CHATHAM TAKE Dance Company started out as a vehicle for choreographer Takehiro Ueyama to express his dancerly visions. But as seen on Friday night at the Tent at PS/21, Ueyama is opening up his four-year-old troupe to other dancemakers.
That’s a mixed blessing. Works by other choreographers gives greater depth and texture to a TAKE concert. Then again, Ueyama is staking his name and reputation on the abilities of others. The latter is a concern as Ueyama has an excellent reputation as a sensitive artist. A former Paul Taylor dancer, the native of Tokyo combines eastern and western art forms to good effect.

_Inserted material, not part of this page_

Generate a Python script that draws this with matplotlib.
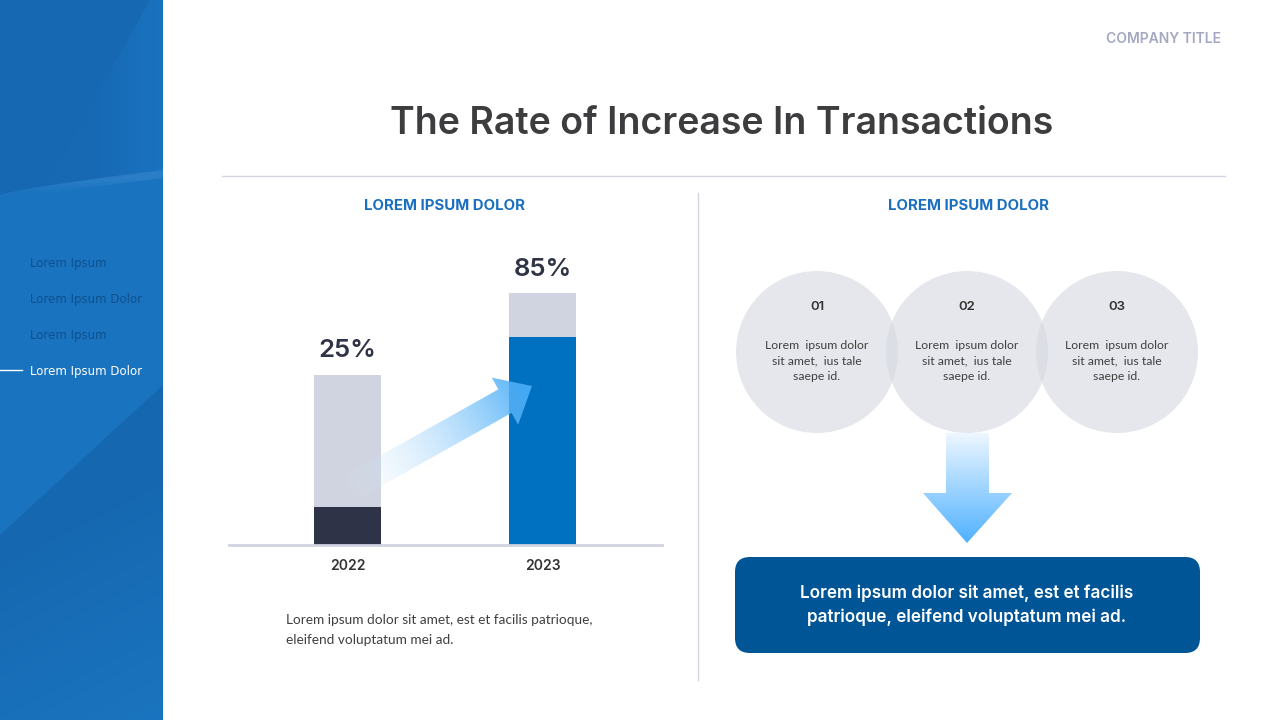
import matplotlib
matplotlib.use("Agg")
import matplotlib.pyplot as plt
from matplotlib.patches import Polygon, Circle, FancyBboxPatch
import numpy as np

# ---- data ----
years = ["2022", "2023"]
capacity = [67.5, 100.0]      # grey background bar height
filled = [15.0, 82.5]         # coloured part
rate_labels = ["25%", "85%"]
fill_colors = ["#2f3347", "#0070c0"]

menu_items = ["Lorem Ipsum", "Lorem Ipsum Dolor", "Lorem Ipsum", "Lorem Ipsum Dolor"]
active_item = 3
step_nums = ["01", "02", "03"]
step_text = "Lorem  ipsum dolor\nsit amet,  ius tale\nsaepe id."

HEAD = "Inter"
BODY = "Lato"

W, H = 1280, 720
fig = plt.figure(figsize=(12.8, 7.2), dpi=100)
fig.patch.set_facecolor("white")

# background axes in pixel coordinates
bg = fig.add_axes([0, 0, 1, 1], zorder=0)
bg.set_xlim(0, W)
bg.set_ylim(H, 0)
bg.axis("off")


def grad_fill(ax, pts, c0, c1, a0, a1, p0, p1, z=3):
    """fill polygon pts with a linear gradient from point p0 to p1"""
    pts = np.asarray(pts, float)
    x0, y0 = pts.min(0)
    x1, y1 = pts.max(0)
    xs = np.linspace(x0, x1, 200)
    ys = np.linspace(y0, y1, 200)
    X, Y = np.meshgrid(xs, ys)
    d = np.array(p1, float) - np.array(p0, float)
    t = ((X - p0[0]) * d[0] + (Y - p0[1]) * d[1]) / (d @ d)
    t = np.clip(t, 0, 1)[..., None]
    c0 = np.array(matplotlib.colors.to_rgb(c0))
    c1 = np.array(matplotlib.colors.to_rgb(c1))
    rgb = c0 * (1 - t) + c1 * t
    a = a0 * (1 - t) + a1 * t
    img = np.concatenate([rgb, a], axis=2)
    poly = Polygon(pts, closed=True, facecolor="none", edgecolor="none")
    ax.add_patch(poly)
    im = ax.imshow(img, extent=(x0, x1, y1, y0), origin="upper",
                   aspect="auto", zorder=z, interpolation="bilinear")
    im.set_clip_path(poly)
    ax.set_xlim(0, W)
    ax.set_ylim(H, 0)


# ---- sidebar ----
bg.add_patch(Polygon([(0, 0), (163, 0), (163, 720), (0, 720)], closed=True,
                     facecolor="#1a73bf", lw=0, zorder=1))
cx_curve = np.linspace(0, 163, 40)
cy_curve = 195 - 25 * (cx_curve / 163) ** 0.8
top_pts = [(0, 0), (163, 0)] + list(zip(cx_curve[::-1], cy_curve[::-1]))
bg.add_patch(Polygon(top_pts, closed=True, facecolor="#1768b3", lw=0, zorder=2))
grad_fill(bg, [(150, 0), (163, 0), (163, 171), (45, 186)],
          "#1769b4", "#1a73bf", 1.0, 1.0, (95, 120), (163, 120), z=2.1)
# light rim just under the curve
band = list(zip(cx_curve, cy_curve)) + list(zip(cx_curve[::-1], cy_curve[::-1] + 8))
grad_fill(bg, band, "#3a8ad0", "#1a73bf", 0.5, 0.0, (80, 180), (80, 200), z=2.2)
# darker diagonal region lower down
grad_fill(bg, [(0, 535), (163, 385), (163, 720), (0, 720)],
          "#1568b0", "#1b74bf", 1.0, 1.0, (60, 520), (163, 720), z=2)

for i, item in enumerate(menu_items):
    y = 263 + 36 * i
    col = "white" if i == active_item else "#0e508f"
    bg.text(30, y, item, fontsize=8.5, family="DejaVu Sans", color=col, va="center", zorder=5)
bg.plot([0, 22], [370, 370], color="white", lw=1, zorder=5)

# ---- header ----
bg.text(1221, 39, "COMPANY TITLE", fontsize=10, family=HEAD, weight="semibold",
        color="#a3a7c2", ha="right", va="center")
bg.text(722, 124, "The Rate of Increase In Transactions", fontsize=27, family=HEAD,
        weight="semibold", color="#3d3d3f", ha="center", va="center")
bg.plot([222, 1225], [176, 176], color="#d3d6e2", lw=1)
bg.plot([698, 698], [193, 680], color="#d3d6e2", lw=1)
for cx in (445, 968):
    bg.text(cx, 206, "LOREM IPSUM DOLOR", fontsize=10.8, family=HEAD, weight="bold",
            color="#1a6fc0", ha="center", va="center")

bg.text(286, 630, "Lorem ipsum dolor sit amet, est et facilis patrioque,\neleifend voluptatum mei ad.",
        fontsize=9.8, family=BODY, color="#404040", ha="left", va="center", linespacing=1.85)

# ---- bar chart ----
bx0, bx1, by_base, by_top = 229, 662, 545, 240
ax = fig.add_axes([bx0 / W, 1 - by_base / H, (bx1 - bx0) / W, (by_base - by_top) / H], zorder=1)
ax.patch.set_alpha(0)
x = np.arange(len(years))
ax.bar(x, capacity, width=0.344, color="#d0d4e0", zorder=1)
ax.bar(x, filled, width=0.344, color=fill_colors, zorder=2)
ax.set_xlim(-0.608, 1.613)
ax.set_ylim(0, (by_base - by_top) / 2.52)
for xi, cap, lab in zip(x, capacity, rate_labels):
    ax.annotate(lab, (xi, cap), xytext=(0, 9), textcoords="offset points",
                ha="center", va="bottom", fontsize=18.5, family=HEAD,
                weight="semibold", color="#2e3345")
for s in ("top", "right", "left"):
    ax.spines[s].set_visible(False)
ax.spines["bottom"].set_color("#d0d4e0")
ax.spines["bottom"].set_linewidth(2)
ax.set_yticks([])
ax.set_xticks(x)
ax.set_xticklabels(years, fontsize=10, family=HEAD, weight="semibold", color="#333333")
ax.tick_params(axis="x", length=0, pad=10)

# overlay axes for the gradient arrow on top of the bars
top = fig.add_axes([0, 0, 1, 1], zorder=2)
top.patch.set_alpha(0)
top.axis("off")
top.set_xlim(0, W)
top.set_ylim(H, 0)

p_start = np.array([350.0, 488.0])
p_tip = np.array([532.0, 386.0])
d = p_tip - p_start
u = d / np.hypot(*d)
n = np.array([-u[1], u[0]])
head_len, shaft_w, head_w = 31, 13.5, 27
base = p_tip - u * head_len
arrow_pts = [p_start + n * shaft_w, base + n * shaft_w, base + n * head_w, p_tip,
             base - n * head_w, base - n * shaft_w, p_start - n * shaft_w]
grad_fill(top, arrow_pts, "#e3f1fd", "#45acf8", 0.05, 0.95, p_start, p_tip)

# ---- right side: circles ----
for i, num in enumerate(step_nums):
    cx = 817 + 150 * i
    bg.add_patch(Circle((cx, 352), 81, facecolor="#d7d9e3", alpha=0.62, lw=0, zorder=3))
    bg.text(cx, 307, num, fontsize=9.5, family=HEAD, weight="semibold",
            color="#333333", ha="center", va="center", zorder=4)
    bg.text(cx, 361, step_text, fontsize=8.8, family=BODY, color="#404040",
            ha="center", va="center", linespacing=1.55, zorder=4)

# down arrow
down_pts = [(946, 433), (989, 433), (989, 493), (1012, 493), (967, 543), (923, 493), (946, 493)]
grad_fill(bg, down_pts, "#eef7ff", "#4fb1ff", 1.0, 1.0, (967, 433), (967, 543), z=3)

# bottom box
bg.add_patch(FancyBboxPatch((735 + 15, 557 + 15), 465 - 30, 96 - 30,
                            boxstyle="round,pad=15", facecolor="#005596",
                            edgecolor="none", zorder=3))
bg.text(967, 605, "Lorem ipsum dolor sit amet, est et facilis\npatrioque, eleifend voluptatum mei ad.",
        fontsize=12.3, family=HEAD, weight="semibold", color="white",
        ha="center", va="center", linespacing=1.5, zorder=4)

fig.savefig("out.png", dpi=100)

Yet strangely, it was his newest work that came off as underdeveloped.
The program opened with Ueyama’s “Looking for Water,” a piece he toiled on while at PS/21 last summer. Created for a septet of dancers, “Looking for Water” draws its impulse from the percussive and airy music of Damian Eckstein. The dancers wave their arms and raise three fingers that slide down their faces and sternums. The motif is often repeated in this languid dance. At one point the dance turns frenetic, but it quickly slows again.
The look of the dance, all in white, is clinical and ritualistic. But “Looking for Water” does little more than tread water, leaving the audience thirsting for something more satisfying.
Ueyama’s “Linked,” to music by Pat Metheny, makes up for it. This is a bright, explosive tour-de-force for eight, including Ueyama. The driving jazz rhythms propels the dancers across the stage like fireworks.
Dressed in cargo pants, tank tops and Ts, they jump about, wiggling their bottoms in mid-air, slide across the floor and spiral like tornados. When so much about the art of dance trends toward the dark and dysfunctional, “Linked” is a refreshing departure.
The program also features a world premiere by Jill Echo, Ueyama’s assistant director. The atmospheric “Left There by the Tide,” with music by Philip Glass, Graeme Revell, Lukas Foss and Eckstein, captures the vastness and power of the ocean’s tide. The dancers are the waves, balled up and rolling on and off the stage. They are also the plant life on the shore and under the sea as they undulate from head to toe.
Yet “Left There by the Tide” is not a monotone thumping of waves against the sand. These waters collide with immovable objects resulting in a violent clash of titans. Sharon Park slams into the granite-like stillness of Kile Hotchkiss in a dramatic battle of will. As she flings herself at him, he remains planted. They finally end with her limbs wrapped around his torso, resigned to going around rather than through.
Obviously, Echo is a choreographer Ueyama would be wise to nurture. I’m not so sure the same could be said for Asun Noales. Her solo for Ueyama, “Huella” (Spanish for footprint), initially captures the imagination and then goes nowhere.
Ueyama is a mighty dancer, however. His frame commands the stage. In “Huella,” he looks like he is making up the dance as he goes along. The dance is organic to the dancer but hardly interesting to the audience.